## TASK DIRECTIONS
Locate all lines with the word "this" and copy them out.

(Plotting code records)
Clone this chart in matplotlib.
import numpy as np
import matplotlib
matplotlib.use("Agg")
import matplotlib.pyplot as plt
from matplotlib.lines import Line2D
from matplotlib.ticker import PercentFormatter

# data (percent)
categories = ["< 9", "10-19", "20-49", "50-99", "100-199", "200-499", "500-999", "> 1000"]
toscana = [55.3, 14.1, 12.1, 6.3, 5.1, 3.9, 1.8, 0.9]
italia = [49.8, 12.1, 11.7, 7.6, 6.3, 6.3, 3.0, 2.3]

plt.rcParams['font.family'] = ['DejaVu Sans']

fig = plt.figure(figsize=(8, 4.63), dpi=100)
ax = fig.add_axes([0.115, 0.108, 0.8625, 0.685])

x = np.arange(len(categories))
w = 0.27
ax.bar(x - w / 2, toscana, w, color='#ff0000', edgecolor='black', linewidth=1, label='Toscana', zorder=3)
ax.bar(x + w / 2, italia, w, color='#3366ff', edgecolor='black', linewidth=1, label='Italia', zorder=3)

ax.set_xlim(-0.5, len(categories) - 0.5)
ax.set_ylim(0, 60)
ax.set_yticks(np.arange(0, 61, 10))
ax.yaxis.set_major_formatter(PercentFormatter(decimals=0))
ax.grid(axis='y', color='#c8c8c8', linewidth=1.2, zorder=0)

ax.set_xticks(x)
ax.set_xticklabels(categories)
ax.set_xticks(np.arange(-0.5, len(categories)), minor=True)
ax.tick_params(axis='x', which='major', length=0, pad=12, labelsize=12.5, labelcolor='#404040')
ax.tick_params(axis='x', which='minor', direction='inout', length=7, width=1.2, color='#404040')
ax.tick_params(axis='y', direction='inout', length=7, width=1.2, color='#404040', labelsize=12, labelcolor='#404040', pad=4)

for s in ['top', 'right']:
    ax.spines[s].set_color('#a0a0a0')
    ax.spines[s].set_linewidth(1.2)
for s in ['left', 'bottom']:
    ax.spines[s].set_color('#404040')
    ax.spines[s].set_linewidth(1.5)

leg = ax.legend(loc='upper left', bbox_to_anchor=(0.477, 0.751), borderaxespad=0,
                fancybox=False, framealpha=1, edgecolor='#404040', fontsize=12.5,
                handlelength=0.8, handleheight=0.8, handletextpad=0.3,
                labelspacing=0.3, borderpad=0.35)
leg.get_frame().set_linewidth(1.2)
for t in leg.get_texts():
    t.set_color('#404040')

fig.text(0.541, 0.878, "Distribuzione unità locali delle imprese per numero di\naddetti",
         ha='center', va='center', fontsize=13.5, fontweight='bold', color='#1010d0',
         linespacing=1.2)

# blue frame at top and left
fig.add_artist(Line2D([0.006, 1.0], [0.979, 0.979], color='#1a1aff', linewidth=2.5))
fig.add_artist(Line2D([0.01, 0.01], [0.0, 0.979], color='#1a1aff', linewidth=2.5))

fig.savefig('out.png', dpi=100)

...

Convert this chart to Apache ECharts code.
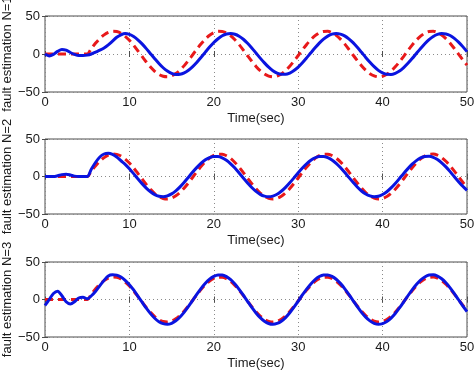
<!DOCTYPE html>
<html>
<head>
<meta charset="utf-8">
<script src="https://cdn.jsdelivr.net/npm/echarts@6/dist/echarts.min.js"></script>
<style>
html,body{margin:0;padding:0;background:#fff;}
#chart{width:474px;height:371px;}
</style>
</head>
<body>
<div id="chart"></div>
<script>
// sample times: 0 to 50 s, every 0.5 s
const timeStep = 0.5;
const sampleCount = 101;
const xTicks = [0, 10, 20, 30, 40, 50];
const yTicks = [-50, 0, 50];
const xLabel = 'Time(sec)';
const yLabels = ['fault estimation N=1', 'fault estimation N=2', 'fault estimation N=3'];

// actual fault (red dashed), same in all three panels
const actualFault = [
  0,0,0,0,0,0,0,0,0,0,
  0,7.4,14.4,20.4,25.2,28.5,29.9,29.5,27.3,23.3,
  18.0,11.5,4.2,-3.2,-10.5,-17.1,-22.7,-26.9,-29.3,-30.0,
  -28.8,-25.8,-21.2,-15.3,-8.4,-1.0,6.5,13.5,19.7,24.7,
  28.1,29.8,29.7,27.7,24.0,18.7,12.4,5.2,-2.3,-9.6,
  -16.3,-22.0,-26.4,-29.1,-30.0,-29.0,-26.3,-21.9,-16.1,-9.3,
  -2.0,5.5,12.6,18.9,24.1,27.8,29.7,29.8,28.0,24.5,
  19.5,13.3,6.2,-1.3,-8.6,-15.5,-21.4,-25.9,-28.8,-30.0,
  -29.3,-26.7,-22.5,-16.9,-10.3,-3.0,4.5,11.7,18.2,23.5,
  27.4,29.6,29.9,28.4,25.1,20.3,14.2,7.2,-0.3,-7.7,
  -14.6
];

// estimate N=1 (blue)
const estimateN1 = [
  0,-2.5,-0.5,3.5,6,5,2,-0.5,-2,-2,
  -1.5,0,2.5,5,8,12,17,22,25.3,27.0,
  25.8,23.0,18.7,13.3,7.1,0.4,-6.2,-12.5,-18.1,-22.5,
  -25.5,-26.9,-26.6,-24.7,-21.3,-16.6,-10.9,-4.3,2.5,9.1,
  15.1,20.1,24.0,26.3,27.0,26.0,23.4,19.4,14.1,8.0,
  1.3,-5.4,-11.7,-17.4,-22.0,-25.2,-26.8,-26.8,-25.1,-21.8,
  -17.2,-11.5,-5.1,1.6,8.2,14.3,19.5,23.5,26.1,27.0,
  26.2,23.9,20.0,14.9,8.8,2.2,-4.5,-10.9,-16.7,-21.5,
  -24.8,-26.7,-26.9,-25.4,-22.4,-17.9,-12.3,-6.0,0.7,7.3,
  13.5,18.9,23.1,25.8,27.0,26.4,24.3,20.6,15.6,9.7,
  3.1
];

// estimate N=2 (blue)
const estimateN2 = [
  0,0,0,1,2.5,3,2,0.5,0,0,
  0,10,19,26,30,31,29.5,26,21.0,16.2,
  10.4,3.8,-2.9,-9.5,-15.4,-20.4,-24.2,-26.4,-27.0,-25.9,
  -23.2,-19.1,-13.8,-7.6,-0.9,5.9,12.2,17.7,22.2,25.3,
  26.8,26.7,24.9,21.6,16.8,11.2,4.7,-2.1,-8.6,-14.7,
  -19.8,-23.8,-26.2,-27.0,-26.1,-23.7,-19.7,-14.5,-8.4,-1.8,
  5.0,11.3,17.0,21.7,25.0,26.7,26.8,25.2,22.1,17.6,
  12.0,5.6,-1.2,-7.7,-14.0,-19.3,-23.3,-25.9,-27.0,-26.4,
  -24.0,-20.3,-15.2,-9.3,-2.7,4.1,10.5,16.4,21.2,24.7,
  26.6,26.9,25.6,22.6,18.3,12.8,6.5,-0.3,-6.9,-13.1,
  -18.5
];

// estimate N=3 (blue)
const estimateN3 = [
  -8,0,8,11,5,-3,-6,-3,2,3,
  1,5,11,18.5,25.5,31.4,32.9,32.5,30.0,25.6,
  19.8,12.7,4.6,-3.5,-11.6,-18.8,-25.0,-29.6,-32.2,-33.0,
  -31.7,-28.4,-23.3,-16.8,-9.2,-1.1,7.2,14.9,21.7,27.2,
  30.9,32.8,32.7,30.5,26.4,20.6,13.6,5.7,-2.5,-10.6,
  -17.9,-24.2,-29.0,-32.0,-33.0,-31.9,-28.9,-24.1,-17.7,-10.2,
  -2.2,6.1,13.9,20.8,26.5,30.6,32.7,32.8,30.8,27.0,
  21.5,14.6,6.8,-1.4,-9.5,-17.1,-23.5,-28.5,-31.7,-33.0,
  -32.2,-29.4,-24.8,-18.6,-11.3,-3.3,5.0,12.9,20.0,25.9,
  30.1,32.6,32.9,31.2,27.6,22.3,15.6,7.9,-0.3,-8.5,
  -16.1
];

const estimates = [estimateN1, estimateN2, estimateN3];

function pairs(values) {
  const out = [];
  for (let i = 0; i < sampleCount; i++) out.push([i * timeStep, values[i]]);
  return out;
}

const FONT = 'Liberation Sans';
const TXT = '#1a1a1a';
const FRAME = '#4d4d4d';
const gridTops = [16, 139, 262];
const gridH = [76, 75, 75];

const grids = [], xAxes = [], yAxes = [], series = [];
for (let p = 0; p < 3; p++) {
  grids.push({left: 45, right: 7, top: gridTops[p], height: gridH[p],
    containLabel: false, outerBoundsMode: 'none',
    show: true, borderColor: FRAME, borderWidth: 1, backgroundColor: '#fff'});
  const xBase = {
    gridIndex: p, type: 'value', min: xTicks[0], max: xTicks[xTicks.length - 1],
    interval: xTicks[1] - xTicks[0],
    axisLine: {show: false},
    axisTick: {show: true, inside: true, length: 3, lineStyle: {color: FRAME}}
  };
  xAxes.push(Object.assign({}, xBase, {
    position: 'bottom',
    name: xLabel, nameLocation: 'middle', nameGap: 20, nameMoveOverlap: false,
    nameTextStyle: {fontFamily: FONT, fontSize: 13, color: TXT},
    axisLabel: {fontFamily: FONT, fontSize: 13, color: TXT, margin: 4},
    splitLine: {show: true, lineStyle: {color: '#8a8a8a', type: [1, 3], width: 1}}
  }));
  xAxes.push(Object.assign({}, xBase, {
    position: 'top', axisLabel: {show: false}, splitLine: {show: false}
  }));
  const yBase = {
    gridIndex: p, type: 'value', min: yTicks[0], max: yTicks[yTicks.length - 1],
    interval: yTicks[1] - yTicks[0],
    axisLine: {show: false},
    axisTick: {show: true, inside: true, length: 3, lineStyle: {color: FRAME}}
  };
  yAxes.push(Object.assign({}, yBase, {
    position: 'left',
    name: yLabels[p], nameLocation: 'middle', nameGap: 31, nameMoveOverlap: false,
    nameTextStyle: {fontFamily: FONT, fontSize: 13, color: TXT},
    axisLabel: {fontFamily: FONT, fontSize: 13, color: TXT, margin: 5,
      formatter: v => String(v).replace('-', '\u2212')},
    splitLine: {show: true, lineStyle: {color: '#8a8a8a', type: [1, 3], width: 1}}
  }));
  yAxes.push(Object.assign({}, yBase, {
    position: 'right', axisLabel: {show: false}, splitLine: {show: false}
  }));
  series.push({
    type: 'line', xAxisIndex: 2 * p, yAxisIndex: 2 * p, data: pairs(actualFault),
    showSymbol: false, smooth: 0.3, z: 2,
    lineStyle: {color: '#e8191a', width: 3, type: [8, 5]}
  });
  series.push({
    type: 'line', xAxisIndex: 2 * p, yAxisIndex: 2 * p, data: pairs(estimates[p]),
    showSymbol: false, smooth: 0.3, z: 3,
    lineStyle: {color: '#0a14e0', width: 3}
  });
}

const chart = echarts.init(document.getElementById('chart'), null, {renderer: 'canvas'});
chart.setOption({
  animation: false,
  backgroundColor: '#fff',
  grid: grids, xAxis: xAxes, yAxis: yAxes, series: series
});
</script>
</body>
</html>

## COMPLETE RESPONSE
Clone this chart in matplotlib.
Convert this chart to Apache ECharts code.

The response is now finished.